Monitoring

Setting up Prometheus

Prerequisites

Launch

Monitoring services are created by the YTsaurus operator automatically. To collect metrics, you need to:

  1. Create ServiceMonitor.
  2. Create a service account.
  3. Give the account you created a role.
  4. Create Prometheus.

Monitoring methods and important YTsaurus metrics

The monitoring of technical systems can be roughly classified into two general approaches: let's call them qualitative monitoring and quantitative monitoring.

Qualitative monitoring

Qualitative monitoring verifies whether a system can perform its basic functions. This is done by running test tasks, or checks. These checks return a qualitative description of the system state:

  • The system runs normally (OK).
  • The system doesn't work (CRITICAL).
  • The system works, but with deviations from the normal mode (WARNING).

A list of the most important qualitative checks in YTsaurus:

  • sort_result: Starts a sort operation on a small test table, waits for its completion, and checks the sorting result.
  • map_result: Starts a map operation with a small test table as an input, waits for its completion, and checks the map result.
  • dynamic_table_commands: Checks the operability of dynamic tables by going over their entire life cycle: creates a test table, mounts the table, writes data to the table and reads data from it, then unmounts and deletes the table.

There are checks of the self-diagnosis messages of the YTsaurus cluster's subsystems:

  • master_alerts: Checks the //sys/@master_alerts attribute value.
  • scheduler_alerts: Checks the //sys/scheduler/@alerts attribute value.
  • controller_agent_alerts: Reads the alerts attribute from all nodes at //sys/controller_agents/instances.
  • lost_vital_chunks: Checks that the lost_vital_chunks counter is zero at //sys/lost_vital_chunks/@count. Learn more about vitality here.
  • tablet_cells: Checks that dynamic tables don't have any tablet cells in failed status.
  • quorum_health: Checks that all masters are operational and in quorum.

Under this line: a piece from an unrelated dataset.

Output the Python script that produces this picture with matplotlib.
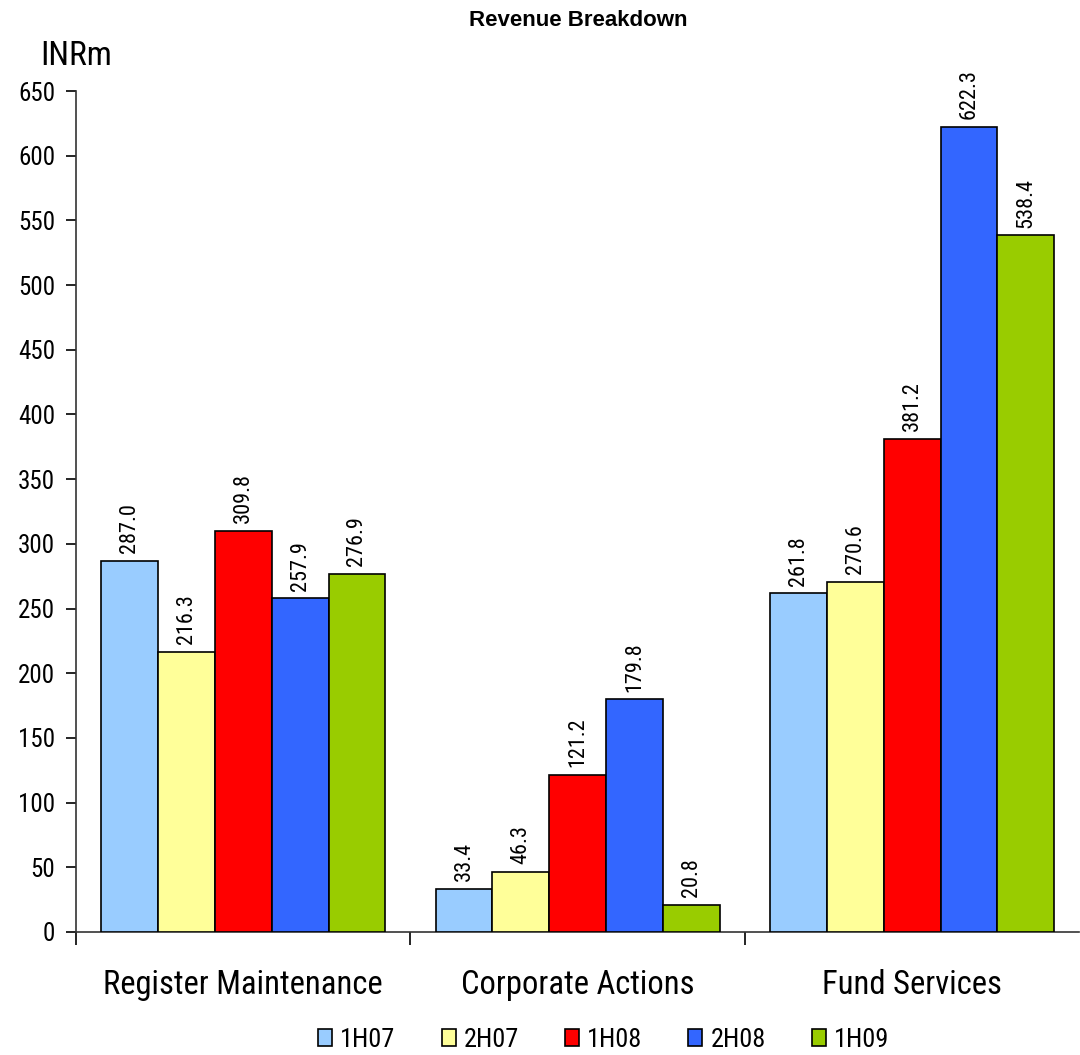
import matplotlib.pyplot as plt
import numpy as np

# Data
categories = ["Register Maintenance", "Corporate Actions", "Fund Services"]
periods = ["1H07", "2H07", "1H08", "2H08", "1H09"]
v_1h07 = [287.0, 33.4, 261.8]
v_2h07 = [216.3, 46.3, 270.6]
v_1h08 = [309.8, 121.2, 381.2]
v_2h08 = [257.9, 179.8, 622.3]
v_1h09 = [276.9, 20.8, 538.4]
series = [v_1h07, v_2h07, v_1h08, v_2h08, v_1h09]
colors = ["#99CCFF", "#FFFF99", "#FF0000", "#3366FF", "#99CC00"]

plt.rcParams['font.family'] = ['Roboto Condensed', 'DejaVu Sans']

fig = plt.figure(figsize=(10.8, 10.55), dpi=100)
ax = fig.add_axes([0.0704, 0.1166, 0.929, 0.7971])

x = np.arange(len(categories))
w = 0.17
for i, (vals, c) in enumerate(zip(series, colors)):
    pos = x + (i - 2) * w
    bars = ax.bar(pos, vals, width=w, color=c, edgecolor="black", linewidth=1.2,
                  label=periods[i], zorder=3)
    for b, v in zip(bars, vals):
        ax.text(b.get_x() + b.get_width() / 2, v + 6, f"{v:.1f}", rotation=90,
                ha="center", va="bottom", fontsize=16)

ax.set_xlim(-0.5, 2.5)
ax.set_ylim(0, 650)
ax.set_yticks(range(0, 651, 50))
ax.tick_params(axis="y", labelsize=18, length=7, direction="out", width=1.2, pad=8)
ax.set_xticks(x)
ax.set_xticklabels(categories, fontsize=23.5)
ax.tick_params(axis="x", length=0, pad=27)
ax.set_xticks([-0.5, 0.5, 1.5], minor=True)
ax.tick_params(axis="x", which="minor", length=9, width=1.2, direction="out")

for s in ["top", "right"]:
    ax.spines[s].set_visible(False)
for s in ["left", "bottom"]:
    ax.spines[s].set_linewidth(1.2)
    ax.spines[s].set_color("#333333")

fig.text(0.535, 0.981, "Revenue Breakdown", ha="center", va="center",
         fontsize=16, fontweight="bold", family=["Liberation Sans", "DejaVu Sans"])
fig.text(0.037, 0.947, "INRm", ha="left", va="center", fontsize=24)

ax.legend(loc="center", bbox_to_anchor=(0.526, -0.128), ncol=5, frameon=False,
          fontsize=19, handlelength=0.53, handleheight=0.65, columnspacing=1.75,
          handletextpad=0.3)

plt.savefig("out.png", dpi=100)
plt.close()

The implementation of these checks can be viewed in Odin.

In its current implementation, Odin doesn't support alerts: it can only run checks, save the results to a dynamic table, and display them in the UI.

Quantitative monitoring

Quantitative monitoring evaluates metrics collected in the form of time series from various cluster's subsystems. They can be used to assess load and resource consumption trends and pre-empt cluster problems that would be noticeable to the user.

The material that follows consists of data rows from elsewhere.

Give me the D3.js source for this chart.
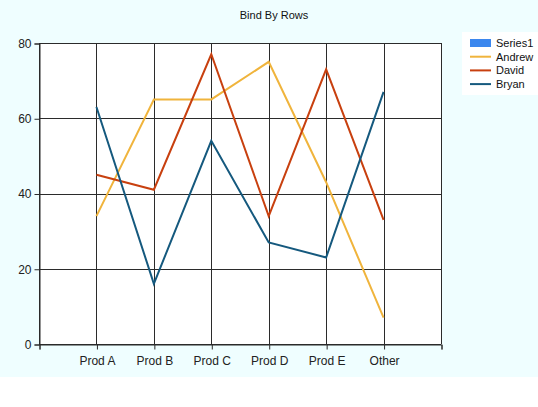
<!DOCTYPE html>
<html>
<head>
<meta charset="utf-8">
<script src="https://cdn.jsdelivr.net/npm/d3@7"></script>
<style>
html,body{margin:0;padding:0;background:#ffffff;}
svg{display:block;}
</style>
</head>
<body>
<script>
const categories = ["Prod A","Prod B","Prod C","Prod D","Prod E","Other"];
const andrew = [34,65,65,75,43,7];
const david  = [45,41,77,34,73,33];
const bryan  = [63,16,54,27,23,67];
const yTicks = [0,20,40,60,80];
const seriesNames = ["Andrew","David","Bryan"];
const seriesColors = ["#F0B43C","#C8400F","#15597E"];
const seriesData = [andrew, david, bryan];

(function(){
const W = 538, H = 407;
const svg = d3.select("body").append("svg").attr("width", W).attr("height", H);
svg.append("rect").attr("x",0).attr("y",0).attr("width",W).attr("height",377).attr("fill","#EFFEFF");

const pL = 39, pR = 441, pT = 43, pB = 344;
const x = d3.scaleLinear().domain([0, categories.length + 1]).range([pL, pR]);
const y = d3.scaleLinear().domain([0, 80]).range([pB, pT]);

svg.append("rect").attr("x",pL).attr("y",pT).attr("width",pR-pL).attr("height",pB-pT).attr("fill","#ffffff");

const font = "'Liberation Sans', Arial, sans-serif";
const gridColor = "#2b2b2b";

// gridlines
svg.append("g").selectAll("line").data(yTicks).join("line")
  .attr("x1",pL).attr("x2",pR).attr("y1",d=>Math.round(y(d))+0.5).attr("y2",d=>Math.round(y(d))+0.5)
  .attr("stroke",gridColor).attr("stroke-width",1);
svg.append("g").selectAll("line").data(d3.range(0, categories.length + 2)).join("line")
  .attr("x1",d=>Math.round(x(d))+0.5).attr("x2",d=>Math.round(x(d))+0.5).attr("y1",pT).attr("y2",pB)
  .attr("stroke",gridColor).attr("stroke-width",1);

// y axis
const yAxis = d3.axisLeft(y).tickValues(yTicks).tickSize(5).tickPadding(3);
const gy = svg.append("g").attr("transform",`translate(${pL+0.5},0.5)`).call(yAxis);
gy.select(".domain").attr("stroke",gridColor);
gy.selectAll(".tick line").attr("stroke",gridColor);
gy.selectAll("text").attr("font-family",font).attr("font-size",12).attr("fill","#222");

// x axis
const xAxis = d3.axisBottom(x).tickValues(d3.range(0, categories.length + 2))
  .tickFormat(d => (d>=1 && d<=categories.length) ? categories[d-1] : "").tickSize(5).tickPadding(7);
const gx = svg.append("g").attr("transform",`translate(0.5,${pB+0.5})`).call(xAxis);
gx.select(".domain").attr("stroke",gridColor);
gx.selectAll(".tick line").attr("stroke",gridColor);
gx.selectAll("text").attr("font-family",font).attr("font-size",12).attr("fill","#222");

// lines
const line = d3.line().x((d,i)=>x(i+1)).y(d=>y(d));
seriesData.forEach((s,k)=>{
  svg.append("path").datum(s).attr("d",line).attr("fill","none")
    .attr("stroke",seriesColors[k]).attr("stroke-width",2).attr("stroke-linejoin","miter");
});

// title
svg.append("text").attr("x",274).attr("y",19).attr("text-anchor","middle")
  .attr("font-family",font).attr("font-size",11).attr("fill","#111").text("Bind By Rows");

// legend
const lg = svg.append("g");
lg.append("rect").attr("x",462).attr("y",32).attr("width",76).attr("height",63).attr("fill","#ffffff");
const legendItems = ["Series1"].concat(seriesNames);
legendItems.forEach((name,i)=>{
  const cy = 43 + i*13.7;
  if(i===0){
    lg.append("rect").attr("x",470).attr("y",cy-4).attr("width",21).attr("height",8).attr("fill","#3B87EE");
  } else {
    lg.append("line").attr("x1",470).attr("x2",491).attr("y1",cy).attr("y2",cy)
      .attr("stroke",seriesColors[i-1]).attr("stroke-width",2);
  }
  lg.append("text").attr("x",496).attr("y",cy+4).attr("font-family",font).attr("font-size",11)
    .attr("fill","#111").text(name);
});
})();
</script>
</body>
</html>
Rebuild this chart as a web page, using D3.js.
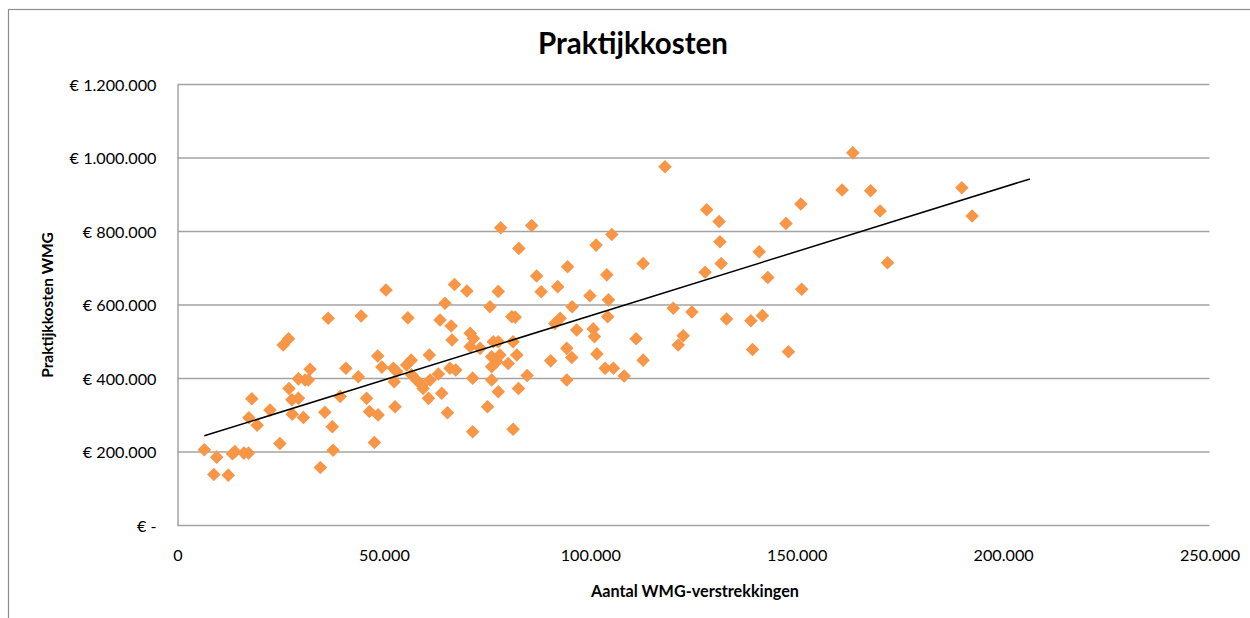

Some important quantitative metrics in Prometheus:

  • yt_resource_tracker_total_cpu{service="yt-master", thread="Automaton"}: Load on Automaton, the master's main thread of execution. The load shouldn't exceed 90%.
  • yt_resource_tracker_memory_usage_rss{service="yt-master"}: Memory consumption by the master. The threshold must be just under half of the container's memory. The master performs fork to write a snapshot, so there must be a double memory margin.
  • yt_resource_tracker_memory_usage_rss: A metric that is also important for other cluster components. It enables you to assess the memory consumption trend to avoid Out of Memory events.
  • yt_changelogs_available_space{service="yt-master"}: Free space for changelogs. There is a changelogs storage setting in the master's configuration file. The amount of free space must exceed the value of this setting.
  • yt_snapshots_available_space{service="yt-master"}: The same for snapshots.
  • yt_logging_min_log_storage_available_space{service="yt-master"}: The same for logs.

In addition, you should monitor increases in chunks in bad states:

  • yt_chunk_server_underreplicated_chunk_count: The number of chunks that have fewer replicas on cluster disks than specified in the replication_factor attribute. A continual growth in the number of underreplicated chunks may indicate that your media settings prevent replication_factor conditions from being met in the current cluster configuration. You can view the number of underreplicated chunks at //sys/underreplicated_chunks/@count.
  • yt_chunk_server_parity_missing_chunk_count and yt_chunk_server_data_missing_chunk_count: A continual growth of parity_missing_chunk or data_missing_chunk attribute values can be caused by the erasure repair process not keeping up with the breakdown when hosts or disks fail. You can view the number of parity_missing and data_missing chunks at //sys/parity_missing_chunks/@count and //sys/data_missing_chunks/@count.

It's important to monitor quotas of system accounts such as sys, tmp, and intermediate, as well as user quotas of product processes. Example for a sys account:

  • yt_accounts_chunk_count{account="sys"} / yt_accounts_chunk_count_limit{account="sys"}: Percentage of the chunk quota usage.
  • yt_accounts_node_count{account="sys"} / yt_accounts_node_count_limit{account="sys"}: Percentage of the quota usage per number of Cypress nodes.
  • yt_accounts_disk_space_in_gb{account="sys"} / yt_accounts_disk_space_limit_in_gb{account="sys"}: Percentage of the disk quota usage.